Public Interest Versus Competitive Dynamics
The court scrutinized the motivations behind the village's lawsuit, suggesting that it primarily served the interests of the competing Frost Gas Company rather than the public. The court noted that the village's claims did not demonstrate a genuine public interest in enforcing the franchise terms. It indicated that the legal action taken by the village could be viewed as an attempt to eliminate competition rather than to protect the rights of its citizens. The court's analysis highlighted the importance of ensuring that competition in public utilities is not unduly hindered by actions that may be driven by competitive interests rather than legitimate public concerns. This consideration was crucial in affirming the dismissal of the village's complaint.

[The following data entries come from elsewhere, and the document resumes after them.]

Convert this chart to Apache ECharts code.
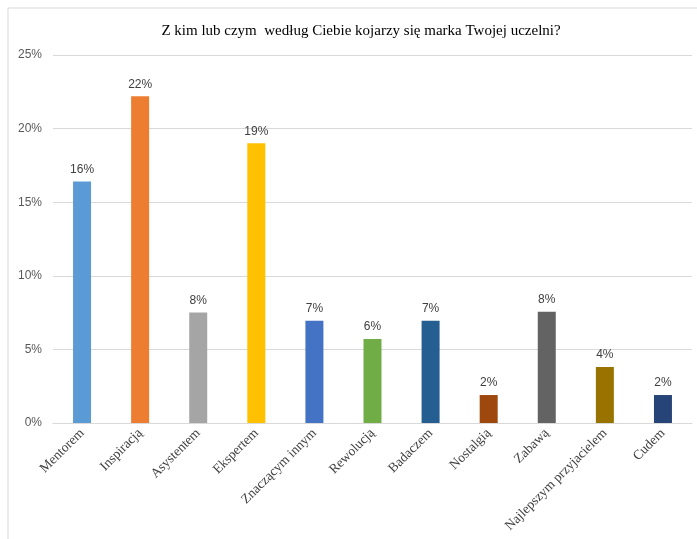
<!DOCTYPE html>
<html><head><meta charset="utf-8">
<script src="https://cdn.jsdelivr.net/npm/echarts@6/dist/echarts.min.js"></script>
<style>html,body{margin:0;padding:0;background:#fff}#c{width:697px;height:539px}</style>
</head><body><div id="c"></div>
<script>
const categories = ['Mentorem','Inspiracją','Asystentem','Ekspertem','Znaczącym innym','Rewolucją','Badaczem','Nostalgią','Zabawą','Najlepszym przyjacielem','Cudem'];
const values = [16.4, 22.2, 7.5, 19.0, 6.95, 5.7, 6.95, 1.9, 7.55, 3.8, 1.9];
const colors = ['#5B9BD5','#ED7D31','#A5A5A5','#FFC000','#4472C4','#70AD47','#255E91','#9E480E','#636363','#997300','#264478'];
const yTicks = [0,5,10,15,20,25];
const titleText = 'Z kim lub czym  według Ciebie kojarzy się marka Twojej uczelni?';

const chart = echarts.init(document.getElementById('c'), null, {renderer:'canvas'});
chart.setOption({
  animation:false,
  backgroundColor:'#fff',
  graphic:[{type:'rect',shape:{x:8,y:8,width:700,height:540},style:{fill:'none',stroke:'#d9d9d9',lineWidth:1},silent:true}],
  title:{text:titleText,left:356,top:19,textAlign:'center',textStyle:{fontFamily:'Liberation Serif',fontSize:15,fontWeight:'normal',color:'#000'}},
  grid:{left:53,right:5,top:55,bottom:116,containLabel:false},
  xAxis:{type:'category',data:categories,
    axisLine:{lineStyle:{color:'#d9d9d9'}},axisTick:{show:false},
    axisLabel:{rotate:45,interval:0,margin:8,fontFamily:'Liberation Serif',fontSize:13.5,color:'#404040'}},
  yAxis:{type:'value',min:yTicks[0],max:yTicks[yTicks.length-1],interval:5,
    axisLabel:{formatter:v=>v+'%',fontFamily:'Liberation Sans',fontSize:12,color:'#595959',margin:11},
    splitLine:{lineStyle:{color:'#d9d9d9'}},axisLine:{show:false},axisTick:{show:false}},
  series:[{type:'bar',barWidth:18,
    data:values.map((v,i)=>({value:v,itemStyle:{color:colors[i]}})),
    label:{show:true,position:'top',distance:6,formatter:p=>Math.round(p.value)+'%',fontFamily:'Liberation Sans',fontSize:12,color:'#404040'}}]
});
</script></body></html>
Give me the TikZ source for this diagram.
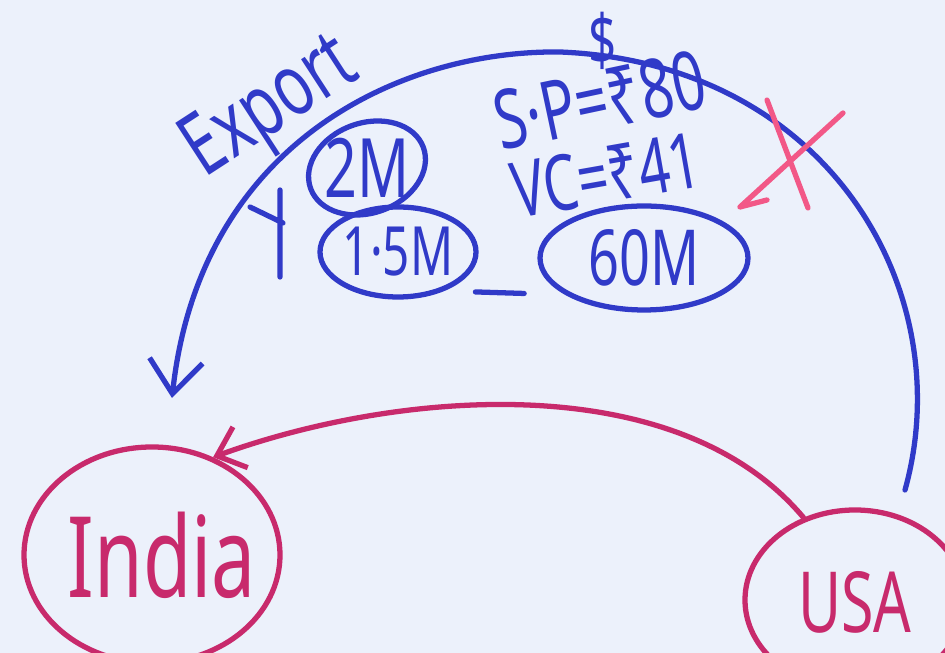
\documentclass[tikz,border=0pt]{standalone}
\usepackage{fontspec}
\usetikzlibrary{shapes.geometric,arrows.meta}
\newfontfamily\handfont[FakeStretch=0.7]{Noto Sans}
\definecolor{inkblue}{RGB}{48,58,200}
\definecolor{inkred}{RGB}{200,42,108}
\definecolor{inkpink}{RGB}{242,88,135}
\definecolor{board}{RGB}{236,241,251}
\def\unit{0.03cm}
\def\inkwidth{4.5pt}
\def\handsize#1{\handfont\fontsize{#1}{#1}\selectfont}

\begin{document}
\begin{tikzpicture}[x=\unit,y=\unit,line cap=round,line join=round]
            \tikzstyle{blue ink}=[draw=inkblue,line width=\inkwidth]
            \tikzstyle{red ink}=[draw=inkred,line width=\inkwidth]
            \tikzstyle{bubble}=[ellipse,blue ink,inner sep=0pt]
            \tikzstyle{country}=[ellipse,red ink,inner sep=0pt]
            \tikzstyle{note}=[text=inkblue,inner sep=0pt]

            % The board
            \fill[board] (0,0) rectangle (945,653);
            \useasboundingbox (0,0) rectangle (945,653);

            % Draw the two countries
            \node[country,minimum width=256*\unit,minimum height=216*\unit,
                label={[text=inkred,font=\handsize{96pt},xshift=10*\unit]center:India}] (INDIA) at (152,98) {};
            \node[country,minimum width=220*\unit,minimum height=180*\unit,
                label={[text=inkred,font=\handsize{72pt},yshift=-2*\unit]center:USA}] (USA) at (855,53) {};

            % Draw the quantities
            \foreach \name / \x / \y / \w / \h / \r / \s / \txt in
                {1/367/485/120/90/20/70pt/2M, 2/398/401/156/90/0/58pt/1·5M, 3/644/395/208/104/0/66pt/60M}
                \node[bubble,rotate=\r,minimum width=\w*\unit,minimum height=\h*\unit,
                    label={[note,font=\handsize{\s}]center:\txt}] (Q-\name) at (\x,\y) {};

            \draw[blue ink,shorten <=0.93cm,shorten >=1.23cm] (Q-2.-40) -- (Q-3.205);

            % Prices
            \node[note,rotate=12,font=\handsize{70pt}] (SP) at (600,553) {S·P=₹80};
            \node[note,rotate=10,font=\handsize{66pt}] (VC) at (606,478) {VC=₹41};
            \node[note,font=\handsize{60pt}] (DOLLAR) at (603,612) {\$};
            \node[note,rotate=33,font=\handsize{74pt}] (EXPORT) at (272,543) {Export};

            % The export arc from USA back to India
            \coordinate (ARCSTART) at (905,163);
            \coordinate (ARCTOP) at (560,601);
            \coordinate (ARCEND) at (172,255);
            \draw[blue ink,-{Straight Barb[length=1cm,width=1.6cm]}] (ARCSTART)
                .. controls (960,360) and (830,590) .. (ARCTOP)
                .. controls (400,603) and (200,510) .. (ARCEND);
            \draw[blue ink] (250,446) -- (283,430) (280,463) -- (280,376);

            % Crossed out
            \draw[draw=inkpink,line width=\inkwidth] (767,553) -- (808,445) (843,540) -- (740,446) -- (767,453);

            \draw[red ink,-{Straight Barb[length=0.75cm,width=1.3cm]}] (USA.122) to[out=130,in=20,looseness=0.85] (INDIA.58);
\end{tikzpicture}
\end{document}
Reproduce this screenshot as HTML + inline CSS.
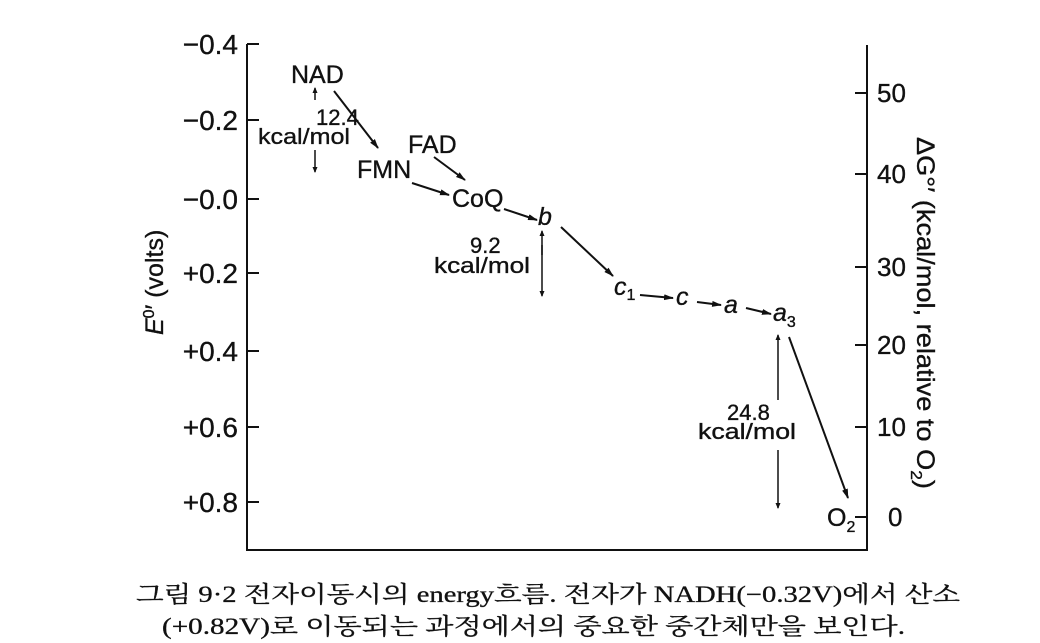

Conclusion and Judgment Affirmation
Ultimately, the court affirmed the judgment dismissing the village's complaint against the Fredonia Company. The court concluded that the franchise remained valid, as the cessation of gas supply did not equate to forfeiture without evidence of wrongdoing. The reasoning encompassed the principles of estoppel, the limited standing of the village, and the competitive dynamics at play. The court reinforced that a franchise cannot be forfeited merely for nonuse; rather, the existence of willful neglect or abuse is a prerequisite for such an action. The judgment illustrated the court's commitment to upholding franchise rights while balancing public interest and competition in utility services. Thus, the court affirmed the lower court's decision, allowing the Fredonia Company to maintain its franchise rights.